I’m new to CVX, but it’s easy to use. I already used it to minimize a joint cost functions and different constrains.
The problem came when I tried to but L_p norm to a joint cost function specially that p<1.
How to calculate L_p norm with p<1?

Per the CVX Users’ Guide, L_p norm with p < 1 is not supported in CVX, for either vectors or matrices. Note that for 0 < p < 1, the L_p norm is not convex.

Perhaps if you provide the larger context of what you are trying to do, an alternate formulation can be found. Is your problem with p < 1 actually convex? If you are using the same form of objective function and/or constraints as for a convex optimization problem having p > 1, but merely changing p to be less than 1, that doesn’t sound like it would be convex, unless there is some fortuitous cancellation or redundancy.
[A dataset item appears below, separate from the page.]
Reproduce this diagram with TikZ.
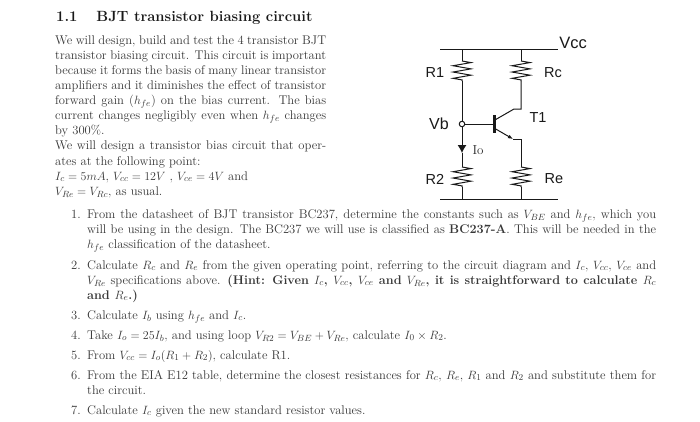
\documentclass[tikz,border=0pt]{standalone}
\usepackage{fontspec}
\setsansfont{Liberation Sans}
\usetikzlibrary{decorations.pathmorphing,arrows.meta}

\tikzset{
  txt/.style={anchor=base west,inner sep=0pt,text=black!78,font=\fontsize{12.6}{14}\selectfont},
  lbl/.style={inner sep=0pt,font=\sffamily\fontsize{14.5}{16}\selectfont,text=black!90},
  wire/.style={line width=1pt,black!90},
  res/.style={wire,decorate,decoration={zigzag,segment length=6.3pt,amplitude=9pt}}
}

\begin{document}
\begin{tikzpicture}[x=1pt,y=-1pt]
        \useasboundingbox[fill=white] (0,0) rectangle (700,421);

        % heading and left column
        \node [txt,text=black!90,font=\fontsize{14.8}{17}\selectfont\bfseries] (head) at (56,21) {\hbox to 254pt{1.1\hskip 19pt BJT transistor biasing circuit\hss}};
        \node [txt] (p1) at (55,44) {\hbox to 271pt{We will design, build and test the 4 transistor BJT}};
        \node [txt] (p2) at (55,59) {\hbox to 271pt{transistor biasing circuit. This circuit is important}};
        \node [txt] (p3) at (55,74) {\hbox to 271pt{because it forms the basis of many linear transistor}};
        \node [txt] (p4) at (55,89) {\hbox to 271pt{amplifiers and it diminishes the effect of transistor}};
        \node [txt] (p5) at (55,104) {\hbox to 271pt{forward gain (\(h_{fe}\)) on the bias current. The bias}};
        \node [txt] (p6) at (55,119) {\hbox to 271pt{current changes negligibly even when \(h_{fe}\) changes}};
        \node [txt] (p7) at (55,134) {by 300\%.};
        \node [txt] (p8) at (55,149) {\hbox to 271pt{We will design a transistor bias circuit that oper-}};
        \node [txt] (p9) at (55,165) {ates at the following point:};
        \node [txt] (p10) at (55,180) {\(I_c=5mA\), \(V_{cc}=12V\) , \(V_{ce}=4V\) and};
        \node [txt] (p11) at (55,195) {\(V_{Re}=V_{Rc}\), as usual.};

        % numbered list
        \node [txt] (n1) at (71,218) {1.};
        \node [txt] (i1a) at (87,218) {\hbox to 569pt{From the datasheet of BJT transistor BC237, determine the constants such as \(V_{BE}\) and \(h_{fe}\), which you}};
        \node [txt] (i1b) at (87,233) {\hbox to 569pt{will be using in the design. The BC237 we will use is classified as \textbf{BC237-A}. This will be needed in the}};
        \node [txt] (i1c) at (87,248) {\(h_{fe}\) classification of the datasheet.};
        \node [txt] (n2) at (71,269) {2.};
        \node [txt] (i2a) at (87,269) {\hbox to 569pt{Calculate \(R_c\) and \(R_e\) from the given operating point, referring to the circuit diagram and \(I_c\), \(V_{cc}\), \(V_{ce}\) and}};
        \node [txt] (i2b) at (87,284) {\hbox to 569pt{\(V_{Re}\) specifications above. \textbf{(Hint: Given \(I_c\), \(V_{cc}\), \(V_{ce}\) and \(V_{Re}\), it is straightforward to calculate \(R_c\)}}};
        \node [txt] (i2c) at (87,299) {\textbf{and \(R_e\).)}};
        \node [txt] (n3) at (71,319) {3.};
        \node [txt] (i3) at (87,319) {Calculate \(I_b\) using \(h_{fe}\) and \(I_c\).};
        \node [txt] (n4) at (71,339) {4.};
        \node [txt] (i4) at (87,339) {Take \(I_o=25I_b\), and using loop \(V_{R2}=V_{BE}+V_{Re}\), calculate \(I_0\times R_2\).};
        \node [txt] (n5) at (71,359) {5.};
        \node [txt] (i5) at (87,359) {From \(V_{cc}=I_o(R_1+R_2)\), calculate R1.};
        \node [txt] (n6) at (71,379) {6.};
        \node [txt] (i6a) at (87,379) {\hbox to 569pt{From the EIA E12 table, determine the closest resistances for \(R_c\), \(R_e\), \(R_1\) and \(R_2\) and substitute them for}};
        \node [txt] (i6b) at (87,394) {the circuit.};
        \node [txt] (n7) at (71,414) {7.};
        \node [txt] (i7) at (87,414) {Calculate \(I_c\) given the new standard resistor values.};

        % circuit points
        \coordinate (railtl) at (440,49);
        \coordinate (railtr) at (558,49);
        \coordinate (railbl) at (440,199);
        \coordinate (railbr) at (558,199);
        \coordinate (lt) at (462,49);
        \coordinate (rt) at (521,49);
        \coordinate (lb) at (462,199);
        \coordinate (rb) at (521,199);
        \coordinate (R1a) at (462,61);
        \coordinate (R1b) at (462,81);
        \coordinate (Rca) at (521,61);
        \coordinate (Rcb) at (521,81);
        \coordinate (R2a) at (462,167);
        \coordinate (R2b) at (462,187);
        \coordinate (Rea) at (521,167);
        \coordinate (Reb) at (521,187);
        \coordinate (coll) at (521,109);
        \coordinate (colk) at (514,109);
        \coordinate (emit) at (521,139);
        \coordinate (emik) at (513,139);
        \coordinate (barT) at (494,115);
        \coordinate (barB) at (494,133);
        \coordinate (barC) at (494,120.5);
        \coordinate (barE) at (494,128);
        \coordinate (bas) at (494,124);
        \coordinate (ioa) at (462,153);

        \draw [wire] (railtl) -- (railtr);
        \draw [wire] (railbl) -- (railbr);

        \draw [wire] (lt) -- (R1a);
        \draw [res] (R1a) -- (R1b);
        \draw [wire] (rt) -- (Rca);
        \draw [res] (Rca) -- (Rcb);
        \draw [wire] (Rcb) -- (coll) -- (colk) -- (barC);

        \node [circle,draw,wire,fill=white,inner sep=0pt,minimum size=5.5pt] (Vbn) at (462,124) {};
        \draw [wire] (R1b) -- (Vbn);
        \draw [wire] (Vbn) -- (bas);
        \draw [line width=3pt,black!90] (barT) -- (barB);
        \draw [wire,-{Latex[length=8pt,width=9pt]}] (Vbn) -- (ioa);
        \draw [wire] (ioa) -- (R2a);
        \draw [res] (R2a) -- (R2b);
        \draw [wire] (R2b) -- (lb);

        \draw [wire,-{Latex[length=5pt,width=4pt]}] (barE) -- (emik);
        \draw [wire] (emik) -- (emit) -- (Rea);
        \draw [res] (Rea) -- (Reb);
        \draw [wire] (Reb) -- (rb);

        % circuit labels
        \node [lbl,font=\sffamily\fontsize{16.5}{18}\selectfont] (vcc) at (573,43) {Vcc};
        \node [lbl] (r1) at (435,73) {R1};
        \node [lbl] (rc) at (553,73) {Rc};
        \node [lbl,font=\sffamily\fontsize{16}{18}\selectfont] (vb) at (439,124) {Vb};
        \node [lbl] (t1) at (538,118) {T1};
        \node [inner sep=0pt,text=black!85,font=\fontsize{13}{14}\selectfont] (io) at (478,150) {Io};
        \node [lbl] (r2) at (435,179) {R2};
        \node [lbl] (re) at (554,179) {Re};
      \end{tikzpicture}
\end{document}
I’m working in a direction of arrival (DOA) problem, where I change the framework from a normal one to an over-complete one so it will be suitable for a sparse signal reconstruction perspective.
I’m using ( min ( || y - A*x ||_2^2 + lambda * || x ||_p^p ) ) as my cost function where y is the output, A is the over-complete bases and x is the sparse vector that I’m looking for that suppose contains the DOA information.
My problem with p >= 1 is convex.

And for 0 < p < 1 it is not convex, so you’ll feed a different tool than CVX to handle it.

In fact, for p<1 norm the so-called \ell_p norm is not actually a norm. It is a misnomer and I wish people would stop using it.
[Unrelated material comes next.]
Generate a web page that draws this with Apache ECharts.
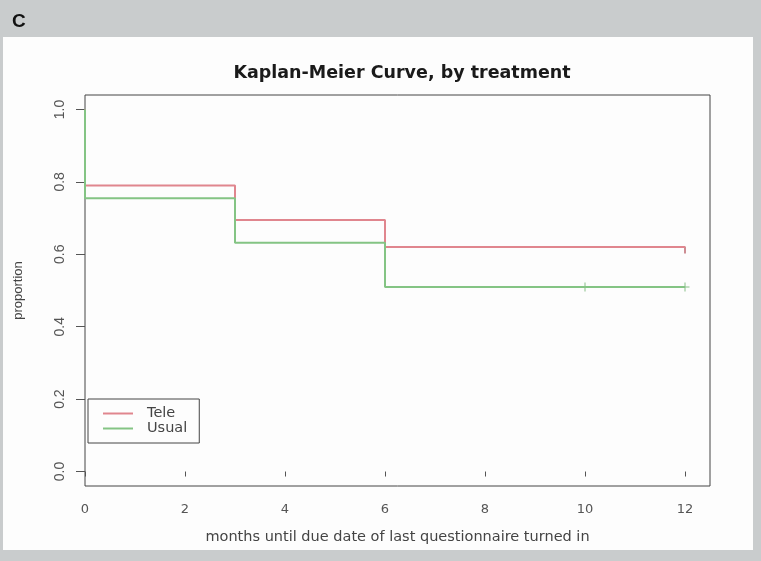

Ha ha, yeah. Tell The Mathworks. They are very accommodating in the allowable values of p in norm of a vector, all the way from inf to -inf.

From the help for norm:
norm(V,-Inf) returns the smallest element of ABS(V).

So I guess this should be called a generalized norm, wherein the generalization does not have the properties of a traditional norm, either in the spirit or the letter of “the law”.